Exercise 2. Report your results from Part 1 of the lab. Describe the experiments that you performed and what you observed. What were the times that you measured for searching the two lists? How did the times for linear search and binary search compare? How much faster was binary search? (About how many times faster would your spellcheck program be if it used binary search instead of linear search?)

Exercise 3. In Part 2 of the lab, you should have found that it takes significantly longer to search for a string than to search for a number. Explain why. (This is a short exercise!)

Exercise 4. Report your results from Part 2 of the lab. What were the measured times for the various experiments? How do the times for selection sort, insertion sort, and Arrays.sort compare? What pattern do you see in the times for sorting arrays of different sizes using selectionSort? insertionSort? Arrays.sort?

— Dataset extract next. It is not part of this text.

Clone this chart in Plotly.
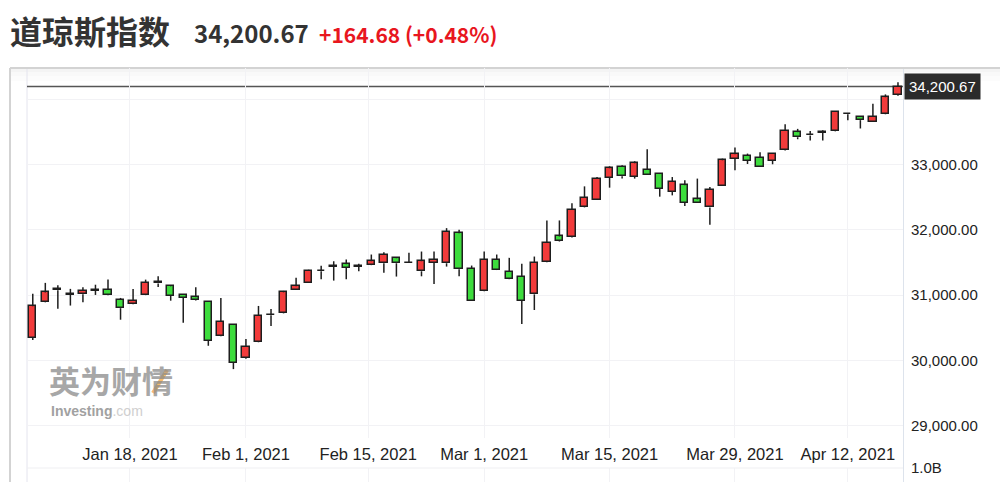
import plotly.graph_objects as go
from datetime import date

# ---------------- data ----------------
dates = [
    "2021-01-06", "2021-01-07", "2021-01-08", "2021-01-11", "2021-01-12", "2021-01-13", "2021-01-14", "2021-01-15",
    "2021-01-19", "2021-01-20", "2021-01-21", "2021-01-22", "2021-01-25", "2021-01-26", "2021-01-27", "2021-01-28",
    "2021-01-29", "2021-02-01", "2021-02-02", "2021-02-03", "2021-02-04", "2021-02-05", "2021-02-08", "2021-02-09",
    "2021-02-10", "2021-02-11", "2021-02-12", "2021-02-16", "2021-02-17", "2021-02-18", "2021-02-19", "2021-02-22",
    "2021-02-23", "2021-02-24", "2021-02-25", "2021-02-26", "2021-03-01", "2021-03-02", "2021-03-03", "2021-03-04",
    "2021-03-05", "2021-03-08", "2021-03-09", "2021-03-10", "2021-03-11", "2021-03-12", "2021-03-15", "2021-03-16",
    "2021-03-17", "2021-03-18", "2021-03-19", "2021-03-22", "2021-03-23", "2021-03-24", "2021-03-25", "2021-03-26",
    "2021-03-29", "2021-03-30", "2021-03-31", "2021-04-01", "2021-04-05", "2021-04-06", "2021-04-07", "2021-04-08",
    "2021-04-09", "2021-04-12", "2021-04-13", "2021-04-14", "2021-04-15", "2021-04-16",
]
opens = [
    30345, 30890, 31075, 31015, 31012, 31082, 31085, 30926,
    30868, 31008, 31195, 31135, 30997, 30966, 30895, 30366,
    30541, 30034, 30274, 30690, 30726, 31085, 31182, 31366,
    31442, 31474, 31434, 31469, 31489, 31566, 31492, 31366,
    31495, 31489, 31951, 31403, 31065, 31546, 31362, 31280,
    31012, 31511, 31900, 31889, 32346, 32465, 32803, 32972,
    32818, 32926, 32858, 32582, 32685, 32469, 32346, 32680,
    33089, 33135, 33111, 33058, 33228, 33500, 33456, 33492,
    33515, 33780, 33735, 33658, 33782, 34069,
]
highs = [
    31022, 31188, 31150, 31096, 31120, 31160, 31238, 30957,
    31096, 31238, 31290, 31140, 31000, 31120, 30900, 30957,
    30545, 30326, 30834, 30788, 31065, 31265, 31390, 31449,
    31520, 31546, 31480, 31623, 31659, 31570, 31649, 31669,
    31669, 32028, 32003, 31454, 31669, 31623, 31572, 31480,
    31592, 32146, 32146, 32408, 32669, 32812, 32977, 32992,
    33054, 33238, 32862, 32812, 32762, 32788, 32658, 33095,
    33265, 33172, 33192, 33170, 33623, 33551, 33520, 33531,
    33812, 33785, 33740, 33935, 34080, 34265,
]
lows = [
    30313, 30885, 30790, 30840, 30890, 31003, 30990, 30623,
    30860, 31000, 31126, 30915, 30577, 30915, 30223, 30360,
    29865, 30025, 30270, 30527, 30720, 31080, 31180, 31243,
    31223, 31243, 31366, 31460, 31342, 31285, 31487, 31289,
    31172, 31438, 31289, 30910, 31060, 31385, 31245, 30557,
    30772, 31505, 31820, 31880, 32340, 32460, 32649, 32788,
    32788, 32845, 32511, 32531, 32366, 32415, 32080, 32675,
    32915, 33012, 32966, 33008, 33220, 33392, 33372, 33372,
    33510, 33685, 33557, 33655, 33775, 34060,
]
closes = [
    30829, 31041, 31090, 31009, 31065, 31070, 30995, 30800,
    30915, 31188, 31180, 30992, 30955, 30922, 30300, 30592,
    29966, 30208, 30685, 30700, 31043, 31135, 31377, 31374,
    31435, 31423, 31442, 31520, 31623, 31489, 31488, 31520,
    31541, 31972, 31397, 30915, 31541, 31392, 31249, 30915,
    31500, 31803, 31828, 32305, 32495, 32782, 32946, 32823,
    33023, 32849, 32634, 32735, 32418, 32418, 32612, 33069,
    33162, 33065, 32966, 33166, 33526, 33423, 33450, 33497,
    33812, 33774, 33685, 33735, 34035.99, 34200.67,
]

x_tick_dates = ["2021-01-18", "2021-02-01", "2021-02-15", "2021-03-01", "2021-03-15", "2021-03-29", "2021-04-12"]
x_tick_text = ["Jan 18, 2021", "Feb 1, 2021", "Feb 15, 2021", "Mar 1, 2021", "Mar 15, 2021", "Mar 29, 2021", "Apr 12, 2021"]
y_tick_vals = [29000, 30000, 31000, 32000, 33000, 34000]
y_tick_text = ["29,000.00", "30,000.00", "31,000.00", "32,000.00", "33,000.00", ""]
vol_tick_vals = [1.0e9]
vol_tick_text = ["1.0B"]

title_text = "道琼斯指数"

# ---------------- derived ----------------
idx = list(range(len(dates)))
trade_days = [date.fromisoformat(d) for d in dates]


def tick_pos(ds):
    d = date.fromisoformat(ds)
    for i, td in enumerate(trade_days):
        if td >= d:
            return i if td == d else i - 0.25
    return len(trade_days) - 1


x_tick_vals = [tick_pos(d) for d in x_tick_dates]

UP = "#f23b3b"
DOWN = "#3ddc3d"
EDGE = "#1e1e1e"

body_base = [min(o, c) for o, c in zip(opens, closes)]
body_h = [abs(c - o) for o, c in zip(opens, closes)]
body_col = [UP if c >= o else DOWN for o, c in zip(opens, closes)]

wx, wy = [], []
for i, o, h, l, c in zip(idx, opens, highs, lows, closes):
    top, bot = max(o, c), min(o, c)
    if h > top:
        wx += [i, i, None]
        wy += [top, h, None]
    if l < bot:
        wx += [i, i, None]
        wy += [l, bot, None]

last_close = closes[-1]
change = last_close - closes[-2]
pct = change / closes[-2] * 100

# ---------------- figure ----------------
W, H = 1000, 482


def px_x(v):
    return v / W


def px_y(v):
    return 1 - v / H


fig = go.Figure()
fig.add_trace(go.Scatter(x=wx, y=wy, mode="lines", line=dict(color=EDGE, width=1.5),
                         hoverinfo="skip", showlegend=False, xaxis="x", yaxis="y"))
fig.add_trace(go.Bar(x=idx, y=body_h, base=body_base, width=0.58,
                     marker=dict(color=body_col, line=dict(color=EDGE, width=1.5)),
                     showlegend=False, xaxis="x", yaxis="y"))
fig.add_trace(go.Scatter(x=[], y=[], xaxis="x2", yaxis="y2", showlegend=False))

grid = "#f2f2f5"
tickfont_x = dict(family="Liberation Sans, Arial", size=16.5, color="#222")
tickfont_y = dict(family="Liberation Sans, Arial", size=15, color="#222")
fig.update_layout(
    template="none",
    width=W, height=H, autosize=False,
    margin=dict(l=0, r=0, t=0, b=0, pad=0),
    paper_bgcolor="white", plot_bgcolor="white",
    bargap=0, showlegend=False,
    xaxis=dict(domain=[px_x(27), px_x(903)], range=[-0.46, 69.4], anchor="y", automargin=False,
               tickvals=x_tick_vals, ticktext=x_tick_text, showgrid=True, gridcolor=grid, gridwidth=1,
               zeroline=False, showline=False, ticks="", ticklabelstandoff=4, tickfont=tickfont_x),
    yaxis=dict(domain=[px_y(438), px_y(68)], range=[28808, 34485], anchor="x", side="right", automargin=False,
               tickvals=y_tick_vals, ticktext=y_tick_text, showgrid=True, gridcolor=grid, gridwidth=1,
               zeroline=False, showline=False, ticks="", ticklabelstandoff=7, tickfont=tickfont_y),
    xaxis2=dict(domain=[px_x(27), px_x(903)], range=[-0.46, 69.4], anchor="y2", automargin=False,
                tickvals=x_tick_vals, showticklabels=False, showgrid=True, gridcolor=grid, gridwidth=1,
                zeroline=False, showline=False, ticks=""),
    yaxis2=dict(domain=[0, px_y(468)], range=[0.0, 1.0e9], anchor="x2", side="right", automargin=False,
                tickvals=vol_tick_vals, ticktext=vol_tick_text, showgrid=False,
                zeroline=False, showline=False, ticks="", ticklabelstandoff=7, tickfont=tickfont_y),
)

shapes = [
    dict(type="line", xref="paper", yref="paper", x0=px_x(10), x1=1, y0=px_y(68), y1=px_y(68),
         line=dict(color="#d3d3d3", width=2), layer="below"),
    dict(type="rect", xref="paper", yref="paper", x0=px_x(11), x1=1, y0=px_y(72), y1=px_y(69),
         fillcolor="rgba(0,0,0,0.045)", line=dict(width=0), layer="below"),
    dict(type="rect", xref="paper", yref="paper", x0=px_x(11), x1=1, y0=px_y(76), y1=px_y(72),
         fillcolor="rgba(0,0,0,0.022)", line=dict(width=0), layer="below"),
    dict(type="rect", xref="paper", yref="paper", x0=px_x(11), x1=1, y0=px_y(81), y1=px_y(76),
         fillcolor="rgba(0,0,0,0.01)", line=dict(width=0), layer="below"),
    dict(type="line", xref="paper", yref="paper", x0=px_x(10), x1=px_x(10), y0=0, y1=px_y(68),
         line=dict(color="#d3d3d3", width=2), layer="below"),
    dict(type="line", xref="paper", yref="paper", x0=px_x(27), x1=px_x(27), y0=0, y1=px_y(69),
         line=dict(color="#e4e4ee", width=1), layer="below"),
    dict(type="line", xref="paper", yref="paper", x0=px_x(903.5), x1=px_x(903.5), y0=0, y1=px_y(69),
         line=dict(color="#dde3ec", width=1), layer="below"),
    dict(type="line", xref="paper", yref="paper", x0=px_x(27), x1=px_x(903), y0=px_y(468), y1=px_y(468),
         line=dict(color="#efeff2", width=1), layer="below"),
    dict(type="line", xref="paper", yref="y", x0=px_x(27), x1=px_x(903), y0=last_close, y1=last_close,
         line=dict(color="#555555", width=1.5), layer="below"),
    dict(type="line", xref="paper", yref="paper", x0=px_x(153), x1=px_x(167), y0=px_y(393), y1=px_y(370),
         line=dict(color="rgba(245,166,60,0.75)", width=4)),
]

annotations = [
    dict(text="<b>" + title_text + "</b>", xref="paper", yref="paper", x=px_x(8), y=px_y(30),
         xanchor="left", yanchor="middle", showarrow=False,
         font=dict(family="Noto Sans CJK SC", size=32, color="#333333")),
    dict(text="<b>" + f"{last_close:,.2f}" + "</b>", xref="paper", yref="paper", x=px_x(192), y=px_y(33),
         xanchor="left", yanchor="middle", showarrow=False,
         font=dict(family="Noto Sans CJK SC", size=24, color="#333333")),
    dict(text="<b>" + f"{change:+.2f} ({pct:+.2f}%)" + "</b>", xref="paper", yref="paper", x=px_x(317), y=px_y(34),
         xanchor="left", yanchor="middle", showarrow=False,
         font=dict(family="Noto Sans CJK SC", size=21, color="#e8161e")),
    dict(text=f"{last_close:,.2f}", xref="paper", yref="y", x=px_x(904), y=last_close,
         xanchor="left", yanchor="middle", showarrow=False, bgcolor="#2b2b2b", borderpad=4,
         font=dict(family="Liberation Sans, Arial", size=15, color="white")),
    dict(text="<b>英为财情</b>", xref="paper", yref="paper", x=px_x(47), y=px_y(379),
         xanchor="left", yanchor="middle", showarrow=False, opacity=0.75,
         font=dict(family="Noto Sans CJK SC", size=31, color="#8a8a8a")),
    dict(text="<b>Investing</b><span style='color:#c4c4c4'>.com</span>", xref="paper", yref="paper",
         x=px_x(49), y=px_y(411), xanchor="left", yanchor="middle", showarrow=False, opacity=0.8,
         font=dict(family="Liberation Sans, Arial", size=14, color="#8a8a8a")),
]

fig.update_layout(shapes=shapes, annotations=annotations)

fig.write_html("out.html", config={"displayModeBar": False})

Exercise 5. Finally, I would like you to predict how long it would take each of the sorting methods to sort an array of one billion double values. Show your work and explain your reasoning. If it's not too mathematical for you, you should use the facts that selection sort and insertion sort have Θ(n2) run time, while Arrays.sort has Θ(n*log(n)) sort time. (Remember, for example, that Θ(n*log(n)) means that the run time is approximately proportional to n*log(n), for large enough n; that is, the run time is approximately k*n*log(n) for some constant k. The mathematical way to do the prediction is to use your data for smaller values of n to solve for the constant k, and then use the formula to find the run time for n equal to one billion.) We will discuss this in class.